Plotting code records:
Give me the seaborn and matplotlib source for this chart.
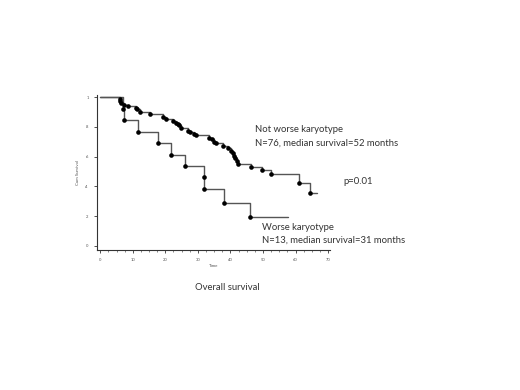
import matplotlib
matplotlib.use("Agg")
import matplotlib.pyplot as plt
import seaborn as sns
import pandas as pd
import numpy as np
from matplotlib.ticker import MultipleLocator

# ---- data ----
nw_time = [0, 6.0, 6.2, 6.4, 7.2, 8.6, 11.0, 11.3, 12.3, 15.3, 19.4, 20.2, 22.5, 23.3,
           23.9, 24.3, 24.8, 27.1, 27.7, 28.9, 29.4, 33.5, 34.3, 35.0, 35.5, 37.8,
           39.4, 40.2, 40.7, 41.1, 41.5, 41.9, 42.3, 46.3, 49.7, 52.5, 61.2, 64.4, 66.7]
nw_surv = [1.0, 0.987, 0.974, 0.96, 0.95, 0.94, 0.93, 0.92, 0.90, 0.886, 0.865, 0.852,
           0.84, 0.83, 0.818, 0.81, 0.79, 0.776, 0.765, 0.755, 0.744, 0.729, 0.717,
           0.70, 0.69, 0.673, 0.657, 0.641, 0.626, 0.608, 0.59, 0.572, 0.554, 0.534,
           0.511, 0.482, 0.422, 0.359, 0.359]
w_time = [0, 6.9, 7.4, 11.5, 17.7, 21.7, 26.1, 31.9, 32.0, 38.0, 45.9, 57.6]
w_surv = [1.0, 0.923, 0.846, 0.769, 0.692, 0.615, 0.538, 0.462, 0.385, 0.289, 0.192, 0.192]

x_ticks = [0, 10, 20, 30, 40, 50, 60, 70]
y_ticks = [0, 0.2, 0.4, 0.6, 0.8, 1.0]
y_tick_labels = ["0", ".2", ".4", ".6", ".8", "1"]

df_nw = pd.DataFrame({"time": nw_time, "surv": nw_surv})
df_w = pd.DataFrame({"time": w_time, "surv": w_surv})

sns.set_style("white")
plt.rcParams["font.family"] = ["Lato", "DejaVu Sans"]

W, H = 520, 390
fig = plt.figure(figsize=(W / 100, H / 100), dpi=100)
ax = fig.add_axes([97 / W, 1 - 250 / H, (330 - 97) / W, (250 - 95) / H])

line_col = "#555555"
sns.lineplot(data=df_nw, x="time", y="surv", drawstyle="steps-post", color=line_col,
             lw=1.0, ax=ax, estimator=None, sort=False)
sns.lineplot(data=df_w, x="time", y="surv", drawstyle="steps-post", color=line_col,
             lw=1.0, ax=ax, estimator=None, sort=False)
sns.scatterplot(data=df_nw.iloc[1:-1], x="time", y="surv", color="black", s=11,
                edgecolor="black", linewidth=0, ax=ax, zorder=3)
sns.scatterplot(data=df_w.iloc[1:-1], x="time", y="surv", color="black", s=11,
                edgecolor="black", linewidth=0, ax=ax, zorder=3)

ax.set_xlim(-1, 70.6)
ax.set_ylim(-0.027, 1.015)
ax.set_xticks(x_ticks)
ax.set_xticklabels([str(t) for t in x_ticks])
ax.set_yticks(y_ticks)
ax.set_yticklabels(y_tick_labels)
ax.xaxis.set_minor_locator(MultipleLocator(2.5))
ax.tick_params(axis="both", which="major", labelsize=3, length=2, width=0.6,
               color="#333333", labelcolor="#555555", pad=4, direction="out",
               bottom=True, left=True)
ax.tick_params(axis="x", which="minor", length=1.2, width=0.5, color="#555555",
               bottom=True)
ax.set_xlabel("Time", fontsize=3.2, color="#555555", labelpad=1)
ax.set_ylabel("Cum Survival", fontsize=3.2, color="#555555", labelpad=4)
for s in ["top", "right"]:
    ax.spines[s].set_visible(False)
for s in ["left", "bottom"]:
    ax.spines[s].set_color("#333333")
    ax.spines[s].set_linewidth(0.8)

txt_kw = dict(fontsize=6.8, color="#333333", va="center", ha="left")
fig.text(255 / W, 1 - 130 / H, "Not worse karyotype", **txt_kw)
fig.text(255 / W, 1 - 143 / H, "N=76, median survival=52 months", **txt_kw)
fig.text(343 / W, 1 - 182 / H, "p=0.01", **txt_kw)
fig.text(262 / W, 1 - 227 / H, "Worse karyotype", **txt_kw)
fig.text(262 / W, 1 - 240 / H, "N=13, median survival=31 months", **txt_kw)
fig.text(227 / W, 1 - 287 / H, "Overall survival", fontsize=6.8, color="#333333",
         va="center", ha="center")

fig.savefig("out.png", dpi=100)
* * *
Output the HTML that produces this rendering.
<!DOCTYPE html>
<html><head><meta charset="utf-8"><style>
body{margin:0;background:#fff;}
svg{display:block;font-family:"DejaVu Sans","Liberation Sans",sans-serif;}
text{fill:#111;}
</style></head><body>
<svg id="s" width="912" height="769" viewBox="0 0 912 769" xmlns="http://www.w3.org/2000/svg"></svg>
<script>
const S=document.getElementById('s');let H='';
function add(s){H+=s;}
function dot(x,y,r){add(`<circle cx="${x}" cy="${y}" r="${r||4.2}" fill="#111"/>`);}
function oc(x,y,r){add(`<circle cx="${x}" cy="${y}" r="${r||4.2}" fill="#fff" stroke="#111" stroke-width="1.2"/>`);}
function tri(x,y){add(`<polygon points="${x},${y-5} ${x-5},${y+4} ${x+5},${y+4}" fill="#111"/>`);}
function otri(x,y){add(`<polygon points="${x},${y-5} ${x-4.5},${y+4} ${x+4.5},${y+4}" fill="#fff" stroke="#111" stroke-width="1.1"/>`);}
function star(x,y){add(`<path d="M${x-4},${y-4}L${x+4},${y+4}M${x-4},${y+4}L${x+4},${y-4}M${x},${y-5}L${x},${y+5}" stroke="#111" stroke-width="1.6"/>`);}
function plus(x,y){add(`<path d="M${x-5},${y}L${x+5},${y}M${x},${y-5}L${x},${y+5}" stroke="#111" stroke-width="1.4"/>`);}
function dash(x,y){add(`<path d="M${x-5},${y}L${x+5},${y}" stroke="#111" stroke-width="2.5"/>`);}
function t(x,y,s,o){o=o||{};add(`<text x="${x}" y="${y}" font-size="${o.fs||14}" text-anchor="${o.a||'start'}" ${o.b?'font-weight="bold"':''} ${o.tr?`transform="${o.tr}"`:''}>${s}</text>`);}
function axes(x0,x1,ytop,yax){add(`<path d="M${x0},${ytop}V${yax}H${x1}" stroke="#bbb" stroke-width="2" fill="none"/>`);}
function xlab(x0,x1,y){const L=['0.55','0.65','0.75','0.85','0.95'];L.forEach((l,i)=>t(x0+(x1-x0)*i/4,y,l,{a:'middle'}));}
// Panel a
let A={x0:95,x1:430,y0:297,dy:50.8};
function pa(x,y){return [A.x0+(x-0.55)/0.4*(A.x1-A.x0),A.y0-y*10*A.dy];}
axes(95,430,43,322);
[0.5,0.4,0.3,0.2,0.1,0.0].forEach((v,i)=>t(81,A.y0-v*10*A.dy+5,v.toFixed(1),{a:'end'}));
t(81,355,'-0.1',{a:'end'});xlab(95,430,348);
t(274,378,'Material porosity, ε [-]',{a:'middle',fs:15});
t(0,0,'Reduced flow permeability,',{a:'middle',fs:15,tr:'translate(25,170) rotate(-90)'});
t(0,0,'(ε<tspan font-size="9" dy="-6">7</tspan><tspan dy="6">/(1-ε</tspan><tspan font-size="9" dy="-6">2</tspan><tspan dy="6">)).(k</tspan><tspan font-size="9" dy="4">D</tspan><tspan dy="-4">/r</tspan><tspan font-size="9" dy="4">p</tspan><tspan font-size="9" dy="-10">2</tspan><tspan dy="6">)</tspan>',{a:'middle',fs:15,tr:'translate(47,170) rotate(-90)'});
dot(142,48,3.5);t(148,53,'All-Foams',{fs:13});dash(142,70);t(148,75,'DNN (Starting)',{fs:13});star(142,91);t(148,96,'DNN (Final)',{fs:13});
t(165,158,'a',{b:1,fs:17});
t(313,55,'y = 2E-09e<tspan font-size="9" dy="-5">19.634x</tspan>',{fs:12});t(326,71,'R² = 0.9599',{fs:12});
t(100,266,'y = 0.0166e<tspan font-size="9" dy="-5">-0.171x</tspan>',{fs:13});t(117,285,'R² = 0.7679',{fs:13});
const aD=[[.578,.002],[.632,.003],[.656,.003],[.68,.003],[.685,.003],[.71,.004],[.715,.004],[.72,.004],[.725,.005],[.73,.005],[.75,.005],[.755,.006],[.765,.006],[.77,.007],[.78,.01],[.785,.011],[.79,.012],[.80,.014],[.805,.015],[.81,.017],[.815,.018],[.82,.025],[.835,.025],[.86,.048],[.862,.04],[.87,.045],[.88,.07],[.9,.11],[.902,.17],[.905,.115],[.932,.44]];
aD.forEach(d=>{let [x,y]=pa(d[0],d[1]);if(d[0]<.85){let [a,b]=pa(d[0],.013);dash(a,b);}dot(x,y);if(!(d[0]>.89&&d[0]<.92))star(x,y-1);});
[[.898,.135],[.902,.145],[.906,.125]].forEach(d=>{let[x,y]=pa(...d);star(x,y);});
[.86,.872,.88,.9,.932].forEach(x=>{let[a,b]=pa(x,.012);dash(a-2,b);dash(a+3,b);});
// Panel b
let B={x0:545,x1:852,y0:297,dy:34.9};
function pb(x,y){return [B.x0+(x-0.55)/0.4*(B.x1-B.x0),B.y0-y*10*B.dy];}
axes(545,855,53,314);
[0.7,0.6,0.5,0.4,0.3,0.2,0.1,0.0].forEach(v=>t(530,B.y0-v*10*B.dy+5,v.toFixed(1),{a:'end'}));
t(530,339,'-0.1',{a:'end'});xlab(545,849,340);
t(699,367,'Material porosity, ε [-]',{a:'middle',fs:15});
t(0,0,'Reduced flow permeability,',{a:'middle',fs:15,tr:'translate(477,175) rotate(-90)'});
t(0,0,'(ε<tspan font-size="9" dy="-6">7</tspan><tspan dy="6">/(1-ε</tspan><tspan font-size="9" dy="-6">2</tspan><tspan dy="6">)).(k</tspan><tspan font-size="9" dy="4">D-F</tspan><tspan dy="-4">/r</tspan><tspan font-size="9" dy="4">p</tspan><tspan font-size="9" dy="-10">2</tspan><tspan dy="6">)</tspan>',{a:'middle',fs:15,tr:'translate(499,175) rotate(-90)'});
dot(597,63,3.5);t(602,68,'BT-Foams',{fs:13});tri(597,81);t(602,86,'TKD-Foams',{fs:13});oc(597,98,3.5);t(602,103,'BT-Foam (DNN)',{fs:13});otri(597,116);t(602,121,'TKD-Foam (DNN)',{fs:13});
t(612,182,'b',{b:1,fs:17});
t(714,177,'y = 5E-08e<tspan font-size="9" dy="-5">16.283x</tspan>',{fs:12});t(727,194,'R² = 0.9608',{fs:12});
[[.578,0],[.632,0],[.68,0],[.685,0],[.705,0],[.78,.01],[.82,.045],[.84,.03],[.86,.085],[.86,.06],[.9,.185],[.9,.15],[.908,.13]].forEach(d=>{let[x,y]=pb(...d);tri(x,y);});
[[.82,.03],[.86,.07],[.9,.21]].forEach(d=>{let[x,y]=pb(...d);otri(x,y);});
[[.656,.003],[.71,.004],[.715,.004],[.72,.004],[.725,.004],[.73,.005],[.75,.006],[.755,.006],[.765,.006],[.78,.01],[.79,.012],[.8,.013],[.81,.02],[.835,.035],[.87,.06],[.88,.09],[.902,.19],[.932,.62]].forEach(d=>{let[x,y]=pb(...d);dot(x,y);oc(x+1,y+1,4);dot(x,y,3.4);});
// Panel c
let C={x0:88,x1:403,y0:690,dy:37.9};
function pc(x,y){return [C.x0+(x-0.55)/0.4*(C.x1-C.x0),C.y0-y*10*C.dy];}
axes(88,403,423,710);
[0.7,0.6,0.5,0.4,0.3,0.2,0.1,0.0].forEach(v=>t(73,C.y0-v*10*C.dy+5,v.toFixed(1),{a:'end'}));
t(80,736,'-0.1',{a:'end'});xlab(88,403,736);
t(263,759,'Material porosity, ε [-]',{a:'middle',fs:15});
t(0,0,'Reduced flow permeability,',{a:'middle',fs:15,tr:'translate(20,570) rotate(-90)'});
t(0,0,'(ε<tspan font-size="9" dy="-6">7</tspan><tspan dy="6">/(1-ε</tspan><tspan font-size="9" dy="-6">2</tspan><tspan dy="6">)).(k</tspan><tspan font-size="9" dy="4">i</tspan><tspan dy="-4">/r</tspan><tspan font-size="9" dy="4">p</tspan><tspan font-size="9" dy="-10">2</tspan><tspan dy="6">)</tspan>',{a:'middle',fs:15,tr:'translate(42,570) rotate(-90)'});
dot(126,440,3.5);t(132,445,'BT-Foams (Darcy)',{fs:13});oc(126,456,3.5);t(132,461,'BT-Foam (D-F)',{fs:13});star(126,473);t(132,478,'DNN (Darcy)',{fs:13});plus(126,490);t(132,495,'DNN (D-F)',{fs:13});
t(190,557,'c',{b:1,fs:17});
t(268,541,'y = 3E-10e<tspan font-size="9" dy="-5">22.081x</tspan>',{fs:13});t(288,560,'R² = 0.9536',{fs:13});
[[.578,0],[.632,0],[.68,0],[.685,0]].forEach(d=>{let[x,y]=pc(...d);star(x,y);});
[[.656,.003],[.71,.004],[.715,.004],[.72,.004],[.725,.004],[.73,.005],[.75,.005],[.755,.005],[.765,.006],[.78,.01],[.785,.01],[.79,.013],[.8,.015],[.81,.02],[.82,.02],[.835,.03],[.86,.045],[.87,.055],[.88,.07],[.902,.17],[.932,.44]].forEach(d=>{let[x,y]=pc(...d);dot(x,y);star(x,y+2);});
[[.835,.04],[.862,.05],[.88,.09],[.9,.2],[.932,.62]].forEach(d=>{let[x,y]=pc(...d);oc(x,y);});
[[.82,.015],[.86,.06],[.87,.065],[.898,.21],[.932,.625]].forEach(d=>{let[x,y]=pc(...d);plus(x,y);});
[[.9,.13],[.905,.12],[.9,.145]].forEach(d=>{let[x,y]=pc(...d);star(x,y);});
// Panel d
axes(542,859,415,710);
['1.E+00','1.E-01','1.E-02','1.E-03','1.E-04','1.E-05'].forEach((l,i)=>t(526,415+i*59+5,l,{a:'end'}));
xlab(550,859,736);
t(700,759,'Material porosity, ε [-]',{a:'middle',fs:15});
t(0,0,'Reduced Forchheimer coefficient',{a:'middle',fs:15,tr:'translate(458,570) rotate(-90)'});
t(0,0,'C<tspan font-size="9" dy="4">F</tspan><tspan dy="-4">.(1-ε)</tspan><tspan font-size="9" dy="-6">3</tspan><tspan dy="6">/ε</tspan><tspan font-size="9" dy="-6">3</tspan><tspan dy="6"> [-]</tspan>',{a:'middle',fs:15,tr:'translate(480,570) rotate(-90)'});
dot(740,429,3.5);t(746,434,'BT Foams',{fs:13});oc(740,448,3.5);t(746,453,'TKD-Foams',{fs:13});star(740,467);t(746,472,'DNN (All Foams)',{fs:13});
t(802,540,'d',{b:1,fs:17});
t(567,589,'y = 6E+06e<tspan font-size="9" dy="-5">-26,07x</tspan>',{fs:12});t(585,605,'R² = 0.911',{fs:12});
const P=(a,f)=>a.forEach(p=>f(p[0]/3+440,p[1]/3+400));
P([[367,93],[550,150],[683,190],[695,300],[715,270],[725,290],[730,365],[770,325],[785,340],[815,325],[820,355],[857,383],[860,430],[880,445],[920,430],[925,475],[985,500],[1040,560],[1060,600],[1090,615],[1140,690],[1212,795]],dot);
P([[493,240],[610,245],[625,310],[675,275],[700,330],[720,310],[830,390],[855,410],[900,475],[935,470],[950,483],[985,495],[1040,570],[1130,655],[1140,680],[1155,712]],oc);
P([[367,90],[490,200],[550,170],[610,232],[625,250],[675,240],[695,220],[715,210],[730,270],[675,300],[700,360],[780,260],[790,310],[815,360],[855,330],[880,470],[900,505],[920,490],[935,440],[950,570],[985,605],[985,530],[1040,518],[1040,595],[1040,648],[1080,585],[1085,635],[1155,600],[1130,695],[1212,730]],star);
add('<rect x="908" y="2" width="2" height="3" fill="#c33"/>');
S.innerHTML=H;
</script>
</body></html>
--
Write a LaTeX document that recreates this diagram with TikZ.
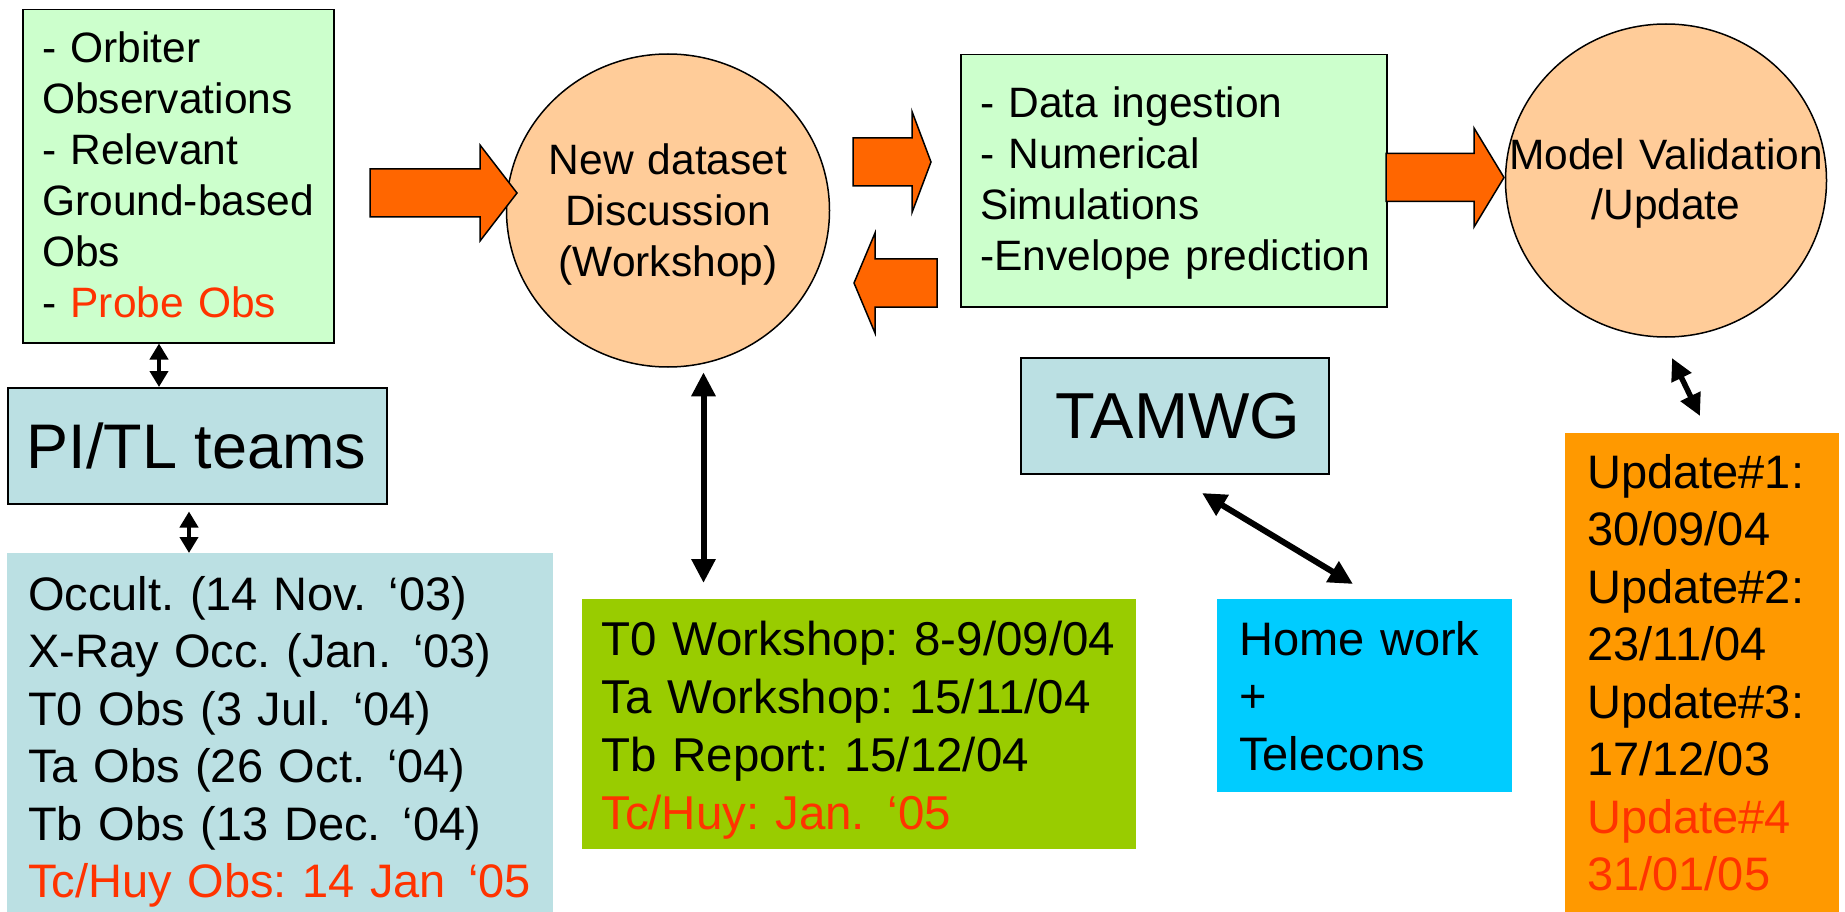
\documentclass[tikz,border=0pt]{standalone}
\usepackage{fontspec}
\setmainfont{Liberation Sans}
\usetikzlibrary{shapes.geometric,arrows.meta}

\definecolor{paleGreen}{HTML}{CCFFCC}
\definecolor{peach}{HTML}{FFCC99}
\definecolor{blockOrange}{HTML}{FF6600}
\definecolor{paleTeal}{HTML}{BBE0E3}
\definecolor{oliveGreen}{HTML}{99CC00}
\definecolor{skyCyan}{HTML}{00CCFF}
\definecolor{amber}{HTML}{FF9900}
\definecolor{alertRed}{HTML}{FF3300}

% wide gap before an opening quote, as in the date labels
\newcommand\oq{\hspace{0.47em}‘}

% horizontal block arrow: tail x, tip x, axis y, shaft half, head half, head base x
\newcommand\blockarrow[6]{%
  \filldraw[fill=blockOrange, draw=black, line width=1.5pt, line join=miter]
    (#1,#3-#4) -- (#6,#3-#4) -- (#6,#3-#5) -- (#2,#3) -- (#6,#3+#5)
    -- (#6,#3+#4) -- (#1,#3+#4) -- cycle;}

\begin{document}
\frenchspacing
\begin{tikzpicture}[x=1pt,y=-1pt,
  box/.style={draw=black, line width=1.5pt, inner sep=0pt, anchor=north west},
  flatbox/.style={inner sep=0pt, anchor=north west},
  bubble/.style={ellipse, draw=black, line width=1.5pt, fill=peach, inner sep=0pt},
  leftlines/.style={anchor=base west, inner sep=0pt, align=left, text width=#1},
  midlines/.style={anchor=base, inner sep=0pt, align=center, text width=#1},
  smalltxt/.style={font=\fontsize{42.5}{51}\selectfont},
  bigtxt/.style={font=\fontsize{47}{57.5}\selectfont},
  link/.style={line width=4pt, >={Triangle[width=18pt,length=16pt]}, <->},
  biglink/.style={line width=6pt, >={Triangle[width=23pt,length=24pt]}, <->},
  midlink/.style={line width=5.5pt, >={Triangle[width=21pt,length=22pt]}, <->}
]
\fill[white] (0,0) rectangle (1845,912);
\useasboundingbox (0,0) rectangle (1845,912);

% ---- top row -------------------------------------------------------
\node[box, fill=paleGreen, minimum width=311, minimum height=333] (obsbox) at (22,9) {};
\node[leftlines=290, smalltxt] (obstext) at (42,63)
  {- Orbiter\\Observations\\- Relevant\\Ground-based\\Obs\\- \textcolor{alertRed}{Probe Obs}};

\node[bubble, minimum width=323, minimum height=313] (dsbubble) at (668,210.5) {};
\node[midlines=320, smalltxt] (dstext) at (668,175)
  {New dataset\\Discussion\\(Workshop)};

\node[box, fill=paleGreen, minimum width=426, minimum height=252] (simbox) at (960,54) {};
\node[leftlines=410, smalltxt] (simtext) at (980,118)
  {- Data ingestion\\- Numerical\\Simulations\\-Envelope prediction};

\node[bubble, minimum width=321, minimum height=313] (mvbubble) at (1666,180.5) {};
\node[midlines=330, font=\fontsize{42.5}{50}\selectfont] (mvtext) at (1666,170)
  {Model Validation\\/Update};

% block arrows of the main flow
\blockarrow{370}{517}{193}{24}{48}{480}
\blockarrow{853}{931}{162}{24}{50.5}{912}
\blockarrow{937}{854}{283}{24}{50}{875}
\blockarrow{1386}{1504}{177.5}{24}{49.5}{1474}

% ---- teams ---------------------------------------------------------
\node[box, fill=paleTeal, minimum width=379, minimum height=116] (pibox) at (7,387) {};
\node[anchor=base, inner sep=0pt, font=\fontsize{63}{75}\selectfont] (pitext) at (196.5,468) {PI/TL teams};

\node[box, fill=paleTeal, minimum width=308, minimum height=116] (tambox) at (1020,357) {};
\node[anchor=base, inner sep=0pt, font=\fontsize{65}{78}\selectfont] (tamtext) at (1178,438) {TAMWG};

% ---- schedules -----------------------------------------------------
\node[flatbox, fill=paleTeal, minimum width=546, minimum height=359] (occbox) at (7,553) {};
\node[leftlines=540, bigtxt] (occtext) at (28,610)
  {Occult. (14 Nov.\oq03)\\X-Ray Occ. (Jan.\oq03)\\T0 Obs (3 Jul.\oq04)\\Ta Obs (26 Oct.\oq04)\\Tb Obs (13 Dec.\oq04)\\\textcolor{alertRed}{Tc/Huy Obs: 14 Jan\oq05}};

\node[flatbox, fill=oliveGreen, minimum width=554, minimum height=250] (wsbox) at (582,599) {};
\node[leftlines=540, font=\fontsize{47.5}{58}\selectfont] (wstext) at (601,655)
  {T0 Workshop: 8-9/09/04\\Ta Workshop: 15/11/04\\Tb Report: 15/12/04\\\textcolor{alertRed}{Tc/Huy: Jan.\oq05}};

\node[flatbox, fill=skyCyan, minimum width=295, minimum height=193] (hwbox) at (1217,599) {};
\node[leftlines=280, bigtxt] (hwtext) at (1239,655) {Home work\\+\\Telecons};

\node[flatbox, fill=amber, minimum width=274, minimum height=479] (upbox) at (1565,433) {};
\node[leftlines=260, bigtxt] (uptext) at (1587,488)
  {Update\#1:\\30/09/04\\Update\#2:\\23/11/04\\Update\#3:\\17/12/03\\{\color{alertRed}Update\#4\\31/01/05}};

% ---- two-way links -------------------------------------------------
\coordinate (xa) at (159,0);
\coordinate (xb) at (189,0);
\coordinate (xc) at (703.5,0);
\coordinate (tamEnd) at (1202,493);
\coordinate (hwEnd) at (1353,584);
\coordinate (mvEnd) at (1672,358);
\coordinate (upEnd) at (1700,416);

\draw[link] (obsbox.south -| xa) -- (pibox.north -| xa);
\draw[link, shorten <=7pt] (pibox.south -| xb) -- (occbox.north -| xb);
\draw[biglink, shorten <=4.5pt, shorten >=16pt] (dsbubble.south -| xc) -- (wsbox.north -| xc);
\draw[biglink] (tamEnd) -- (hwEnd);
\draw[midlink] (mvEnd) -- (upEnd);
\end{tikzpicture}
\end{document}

## WORK TO DO
From the records above, give again only the part that opens with the line containing "Write a LaTeX" and closes with the line containing "-- (#6,#3+#4) -- (#1,#3+#4)". Keep both ends but drop the pictures.

## COMPLETE ANSWER
Write a LaTeX document that recreates this diagram with TikZ.
\documentclass[tikz,border=0pt]{standalone}
\usepackage{fontspec}
\setmainfont{Liberation Sans}
\usetikzlibrary{shapes.geometric,arrows.meta}

\definecolor{paleGreen}{HTML}{CCFFCC}
\definecolor{peach}{HTML}{FFCC99}
\definecolor{blockOrange}{HTML}{FF6600}
\definecolor{paleTeal}{HTML}{BBE0E3}
\definecolor{oliveGreen}{HTML}{99CC00}
\definecolor{skyCyan}{HTML}{00CCFF}
\definecolor{amber}{HTML}{FF9900}
\definecolor{alertRed}{HTML}{FF3300}

% wide gap before an opening quote, as in the date labels
\newcommand\oq{\hspace{0.47em}‘}

% horizontal block arrow: tail x, tip x, axis y, shaft half, head half, head base x
\newcommand\blockarrow[6]{%
  \filldraw[fill=blockOrange, draw=black, line width=1.5pt, line join=miter]
    (#1,#3-#4) -- (#6,#3-#4) -- (#6,#3-#5) -- (#2,#3) -- (#6,#3+#5)
    -- (#6,#3+#4) -- (#1,#3+#4) -- cycle;}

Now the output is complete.